Alley Arms in Peru’s High-Voltage Grid Upgrade

Acciona is delivering a 330 km, 220 kV corridor through Machu Picchu, Quencoro, Onocora, and Tintaya. This project consists of two new substations and three expansions targeting full coverage of Cusco’s demand. The 220 kV corridors move bulk power into regional hubs where it can be stepped down to 138/60 kV. This helps reduce losses and keep voltages within limits during peak mining cycles. The development will also let solar, wind, and SHP connect where resources are strongest. The extra paths and substation injections reduce overloading, voltage sags, and outage frequency in the southern region. The transmission lines also enable electrification of energy-intensive processes and integration with on-site renewables. New transmission lines support digital monitoring like SCADA systems and smart meters. It also helps improve fault detection and energy efficiency. Alley arms play a crucial structural and electrical role in supporting conductors and ensuring safe, reliable power distribution.

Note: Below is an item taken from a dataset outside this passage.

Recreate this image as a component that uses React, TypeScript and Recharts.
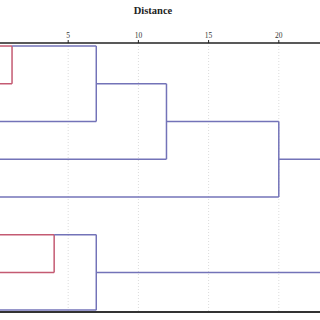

Alley arms are essential for Peru’s transmission reliability, adapting to harsh environments while ensuring safety and efficiency. The crossarms hold insulators and conductors in place to maintain proper spacing to prevent electrical arcing. It serves in tangent towers and small-angle deviation towers to distribute mechanical loads. Peru’s diverse geography needs customized alley arm designs with longer arms and reinforced materials. They are made from materials such as galvanized steel and aluminum alloy to resist corrosion in humid areas. Alley arms provide a stable platform for linemen during live-line maintenance and reduce the risk of conductor clashing during storms. They also hold upper and lower conductors to balance resistance. Alley arms are crucial for Peru’s transmission reliability, adapting to harsh environments while ensuring safety and efficiency.

Alley arms in the construction of Peru’s transmission line

An alley arm is a special type of crossarm used on transmission or distribution poles to support conductors on one side of the structure. Steel alley arms are designed to handle high mechanical tension, electrical clearances, and environmental loading. They mount at specific angles to route lines around obstacles, maintain phase spacing, or manage line alignment in congested corridors. This makes them crucial in situations where straight-line tower placement is hard. Alley arms in transmission lines address wind loading, seismic forces, corrosion resistance, and insulator length. Here are the roles of an alley arm in transmission line construction.

• Routing around obstacles—towers may need to shift the conductor path without altering the main line route. Alley arms allow the conductors to be offset horizontally and enable right-of-way compliance while avoiding land acquisition.
• Maintaining electrical clearances—minimum phase-to-phase and phase-to-ground distances are regulated to prevent arcing. Alley arms in tight corridors keep conductor positions compliant without resorting to extra tower structures.
• Reducing structure count—crews can use an alley arm on an existing tangent or light-angle structure. It helps reduce material costs, foundation work, and construction time in high-altitude zones.
• Integration in substation approaches—in the 220 kV substations, alley arms fan out phases into the correct positions for gantry entry. It does this while maintaining safe working clearances for maintenance crews.

Technologies driving transmission line development in Peru

Peru’s energy sector is undergoing a swift transformation with large-scale projects like the 220 kV expansion. This is aimed at improving grid reliability in regions like Cusco, Arequipa, and Puno. This construction demands advanced technologies that enhance efficiency, safety, and environmental compliance. Common technologies used include:

1. Tower and structural design technologies—engineers depend on advanced modeling and materials to handle Peru’s extreme conditions. These technologies include finite element analysis, high-strength galvanized steel, and composite crossarms and alley arms.
2. Conductor and cable technologies—efficient power transmission at high voltages needs specialized conductors. These are able to withstand mechanical stress and maintain conductivity over long spans. The construction is using AAAC, ACSR, and high-temperature low-sag conductors.
3. Insulation and hardware innovations—the reliability of the 220 kV line depends on insulators and fittings that can handle high voltages. It includes the use of composite insulators, polymer housing for arresters, and insulated piercing clamps.
4. Construction and stringing technologies—access to construction sites in Peru demands specialized methods and equipment. This includes tension stringing machines, modular tower assembly, and helicopter-assisted tower erection.
5. Monitoring and smart grid integration—modern transmission lines in Peru have digital intelligence for real-time performance and maintenance tracking. It demands technologies such as SCADA systems, dynamic line rating, and fiber optic integration.